The biggest trade-off: rolling to an IRA gives you far more investment choices than the TSP’s handful of funds, but you lose the age-55 separation exception. In an IRA, penalty-free withdrawals don’t start until 59½ — no exceptions for separation year. If you’re between 55 and 59½ and might need the money, keep enough in the TSP to bridge that gap before rolling the rest.

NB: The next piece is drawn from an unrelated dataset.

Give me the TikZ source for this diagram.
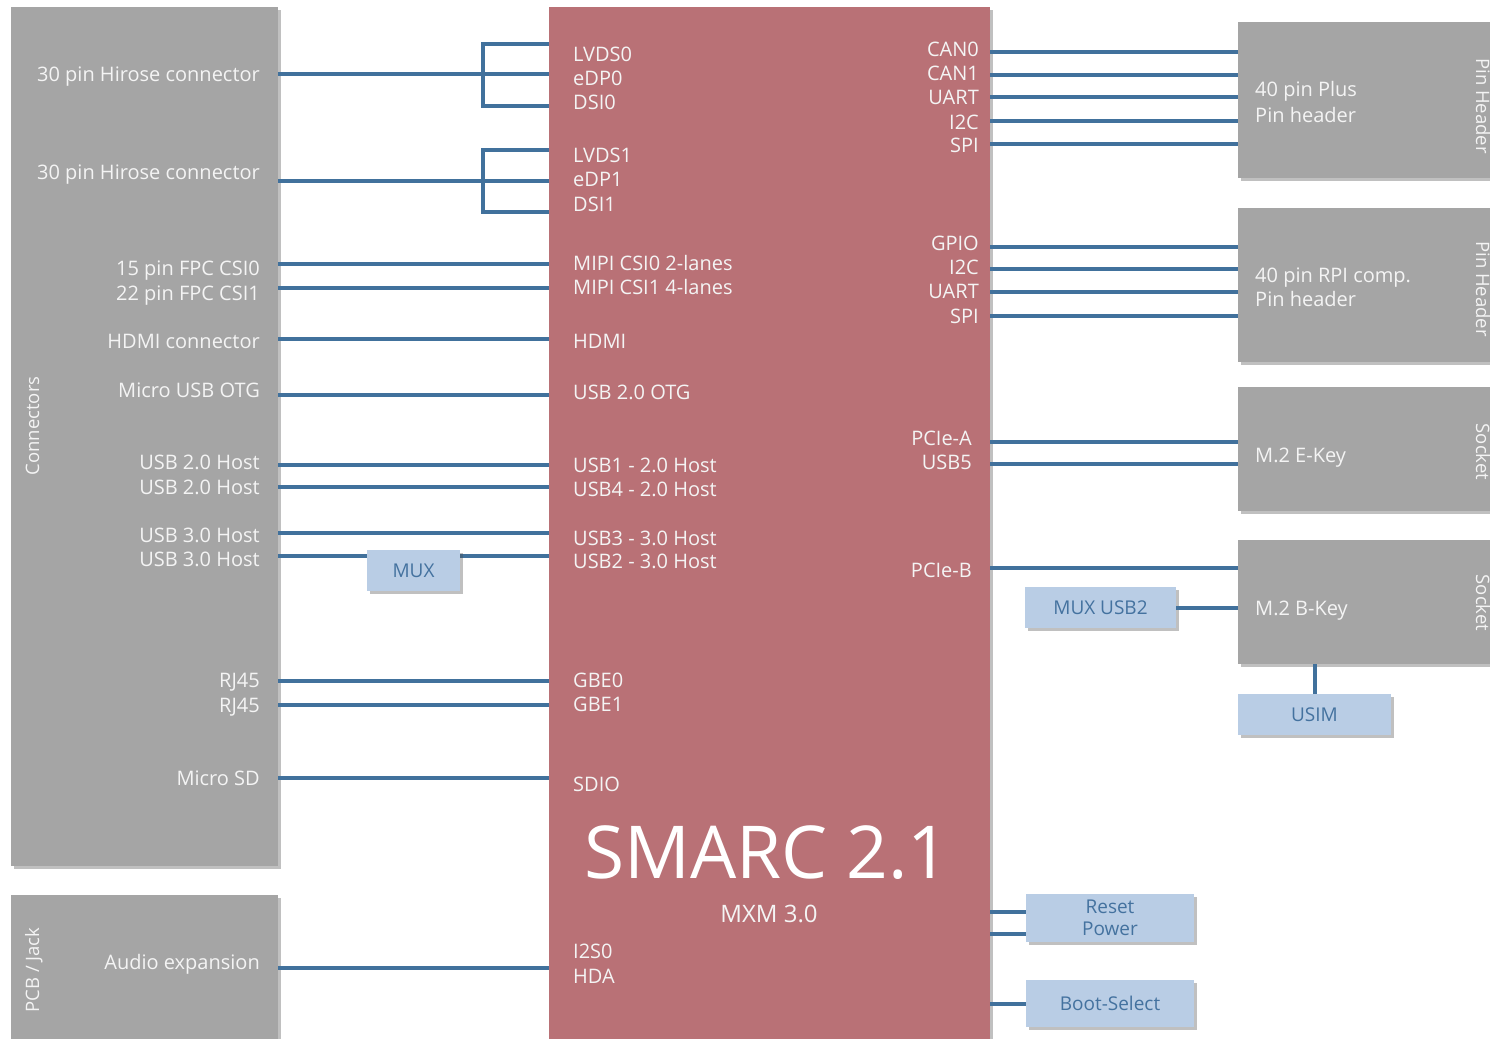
\documentclass[tikz,border=0pt]{standalone}
\usepackage{fontspec}
\setmainfont{Open Sans}
\usetikzlibrary{shadows}
\definecolor{boxgray}{HTML}{A5A5A5}
\definecolor{smarcpink}{HTML}{B97176}
\definecolor{wireblue}{HTML}{41719C}
\definecolor{lightblue}{HTML}{B9CDE5}
\definecolor{bluetext}{HTML}{44729F}
\definecolor{offwhite}{HTML}{F4F4F4}
\begin{document}
\begin{tikzpicture}[x=1pt,y=-1pt,
  shade/.style={drop shadow={shadow xshift=3pt,shadow yshift=-3pt,opacity=0.35,fill=black!70}},
  block/.style={rectangle,inner sep=0pt,outer sep=0pt,anchor=north west,shade},
  graybox/.style={block,fill=boxgray},
  pinkbox/.style={block,fill=smarcpink},
  bluebox/.style={block,fill=lightblue,text=bluetext,font=\fontsize{19}{22}\selectfont,align=center},
  wire/.style={draw=wireblue,line width=4pt},
  lbl/.style={text=offwhite,font=\fontsize{20}{24}\selectfont,inner sep=0pt},
  lblr/.style={lbl,anchor=base east},
  lbll/.style={lbl,anchor=base west},
  rotlbl/.style={text=offwhite,font=\fontsize{18.5}{22}\selectfont,inner sep=0pt,anchor=base},
]
\useasboundingbox (0,0) rectangle (1490,1038);
\fill[white] (0,0) rectangle (1490,1038);

% main boxes
\node[graybox,minimum width=267pt,minimum height=859pt] (conn) at (11,7) {};
\node[graybox,minimum width=267pt,minimum height=150pt] (pcb) at (11,895) {};
\node[pinkbox,minimum width=441pt,minimum height=1040pt] (smarc) at (549,7) {};
\node[graybox,minimum width=262pt,minimum height=156pt] (plus) at (1238,22) {};
\node[graybox,minimum width=262pt,minimum height=154pt] (rpi) at (1238,208) {};
\node[graybox,minimum width=262pt,minimum height=124pt] (ekey) at (1238,387) {};
\node[graybox,minimum width=262pt,minimum height=124pt] (bkey) at (1238,540) {};

% rotated labels
\node[rotlbl,rotate=90] (connl) at (39,426) {Connectors};
\node[rotlbl,rotate=90] (pcbl) at (39,970) {PCB / Jack};
\node[rotlbl,rotate=-90] (ph1) at (1476,106) {Pin Header};
\node[rotlbl,rotate=-90] (ph2) at (1476,289) {Pin Header};
\node[rotlbl,rotate=-90] (sk1) at (1476,452) {Socket};
\node[rotlbl,rotate=-90] (sk2) at (1476,603) {Socket};

% left connector labels
\node[lblr] (hir1) at (260,82) {30 pin Hirose connector};
\node[lblr] (hir2) at (260,179) {30 pin Hirose connector};
\node[lblr] (fpc0) at (260,275) {15 pin FPC CSI0};
\node[lblr] (fpc1) at (260,300) {22 pin FPC CSI1};
\node[lblr] (hdmic) at (260,348) {HDMI connector};
\node[lblr] (musb) at (260,397) {Micro USB OTG};
\node[lblr] (u2a) at (260,469) {USB 2.0 Host};
\node[lblr] (u2b) at (260,494) {USB 2.0 Host};
\node[lblr] (u3a) at (260,542) {USB 3.0 Host};
\node[lblr] (u3b) at (260,566) {USB 3.0 Host};
\node[lblr] (rj1) at (260,687) {RJ45};
\node[lblr] (rj2) at (260,712) {RJ45};
\node[lblr] (msd) at (260,785) {Micro SD};
\node[lblr] (audio) at (260,969) {Audio expansion};

% SMARC left labels
\node[lbll] (lvds0) at (573,62) {LVDS0};
\node[lbll] (edp0) at (573,86) {eDP0};
\node[lbll] (dsi0) at (573,110) {DSI0};
\node[lbll] (lvds1) at (573,162) {LVDS1};
\node[lbll] (edp1) at (573,186) {eDP1};
\node[lbll] (dsi1) at (573,211) {DSI1};
\node[lbll] (csi0) at (573,270) {MIPI CSI0 2-lanes};
\node[lbll] (csi1) at (573,294) {MIPI CSI1 4-lanes};
\node[lbll] (hdmi) at (573,348) {HDMI};
\node[lbll] (otg) at (573,399) {USB 2.0 OTG};
\node[lbll] (usb1) at (573,472) {USB1 - 2.0 Host};
\node[lbll] (usb4) at (573,496) {USB4 - 2.0 Host};
\node[lbll] (usb3) at (573,545) {USB3 - 3.0 Host};
\node[lbll] (usb2) at (573,568) {USB2 - 3.0 Host};
\node[lbll] (gbe0) at (573,687) {GBE0};
\node[lbll] (gbe1) at (573,711) {GBE1};
\node[lbll] (sdio) at (573,791) {SDIO};
\node[lbll] (i2s) at (573,958) {I2S0};
\node[lbll] (hda) at (573,983) {HDA};

% SMARC right labels
\node[lblr] (can0) at (979,57) {CAN0};
\node[lblr] (can1) at (979,81) {CAN1};
\node[lblr] (uarta) at (979,105) {UART};
\node[lblr] (i2ca) at (979,129) {I2C};
\node[lblr] (spia) at (979,153) {SPI};
\node[lblr] (gpio) at (979,250) {GPIO};
\node[lblr] (i2cb) at (979,274) {I2C};
\node[lblr] (uartb) at (979,298) {UART};
\node[lblr] (spib) at (979,323) {SPI};
\node[lblr] (pcia) at (972,445) {PCIe-A};
\node[lblr] (usb5) at (972,469) {USB5};
\node[lblr] (pcib) at (972,577) {PCIe-B};

% title
\node[text=white,font=\fontsize{73}{80}\selectfont,inner sep=0pt,anchor=base] (title) at (767,878) {SMARC 2.1};
\node[text=offwhite,font=\fontsize{24}{28}\selectfont,inner sep=0pt,anchor=base] (mxm) at (769,922) {MXM 3.0};

% right box labels
\node[lbll] (plusa) at (1255,97) {40 pin Plus};
\node[lbll] (plusb) at (1255,122) {Pin header};
\node[lbll] (rpia) at (1255,282) {40 pin RPI comp.};
\node[lbll] (rpib) at (1255,306) {Pin header};
\node[lbll] (ekeyl) at (1255,462) {M.2 E-Key};
\node[lbll] (bkeyl) at (1255,615) {M.2 B-Key};

% left wires with brackets
\coordinate (b1t) at (483,44);
\coordinate (b1m) at (483,74);
\coordinate (b1b) at (483,106);
\draw[wire] (conn.east |- b1m) -- (smarc.west |- b1m);
\draw[wire] (smarc.west |- b1t) -- (b1t) -- (b1b) -- (smarc.west |- b1b);
\coordinate (b2t) at (483,150);
\coordinate (b2m) at (483,181);
\coordinate (b2b) at (483,212);
\draw[wire] (conn.east |- b2m) -- (smarc.west |- b2m);
\draw[wire] (smarc.west |- b2t) -- (b2t) -- (b2b) -- (smarc.west |- b2b);

\foreach \yy in {264,288,339,395,465,487,533,556,681,705,778}
  \draw[wire] (conn.east |- 0,\yy) -- (smarc.west |- 0,\yy);
\draw[wire] (pcb.east |- 0,968) -- (smarc.west |- 0,968);

% right wires
\foreach \yy in {52,75,97,121,144}
  \draw[wire] (smarc.east |- 0,\yy) -- (plus.west |- 0,\yy);
\foreach \yy in {247,269,292,316}
  \draw[wire] (smarc.east |- 0,\yy) -- (rpi.west |- 0,\yy);
\foreach \yy in {442,464}
  \draw[wire] (smarc.east |- 0,\yy) -- (ekey.west |- 0,\yy);
\draw[wire] (smarc.east |- 0,568) -- (bkey.west |- 0,568);

% small blue boxes
\node[bluebox,minimum width=93pt,minimum height=41pt] (mux) at (367,550) {MUX};
\node[bluebox,minimum width=151pt,minimum height=41pt] (muxusb) at (1025,587) {MUX USB2};
\node[bluebox,minimum width=153pt,minimum height=41pt] (usim) at (1238,694) {USIM};
\node[bluebox,minimum width=168pt,minimum height=48pt] (reset) at (1026,894) {Reset\\Power};
\node[bluebox,minimum width=168pt,minimum height=47pt] (boot) at (1026,980) {Boot-Select};

\draw[wire] (muxusb.east) -- (bkey.west |- muxusb.east);
\draw[wire] (usim.north) -- (bkey.south -| usim.north);
\draw[wire] (smarc.east |- 0,912) -- (reset.west |- 0,912);
\draw[wire] (smarc.east |- 0,934) -- (reset.west |- 0,934);
\draw[wire] (smarc.east |- boot.west) -- (boot.west);
\end{tikzpicture}
\end{document}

If you choose an indirect rollover (the TSP sends you a check), 20% is withheld for taxes. You then have 60 days to deposit the full amount — including replacing that 20% from other funds — into an IRA to avoid owing tax and potentially the 10% penalty on the shortfall. Direct rollovers skip that withholding entirely and are almost always the better move.

Inherited TSP Accounts

When a TSP participant dies, what happens to the account depends on who inherits it. A surviving spouse named as beneficiary can have the balance transferred into a beneficiary participant account that stays within the TSP system. The spouse can then manage it much like their own TSP — taking distributions, choosing investment allocations, and eventually taking RMDs.14Thrift Savings Plan. Beneficiary Distributions

Non-spouse beneficiaries don’t get that option. The TSP sets up a temporary account, and the beneficiary has 90 days to request payment — either directly to themselves or rolled into an inherited IRA. If no request is made within 90 days, the TSP automatically disburses the funds.14Thrift Savings Plan. Beneficiary Distributions That automatic payout is fully taxable in the year received, which can create a significant and unexpected tax bill. Non-spouse beneficiaries who want to stretch distributions over time should act quickly to transfer the funds into an inherited IRA before the 90-day window closes.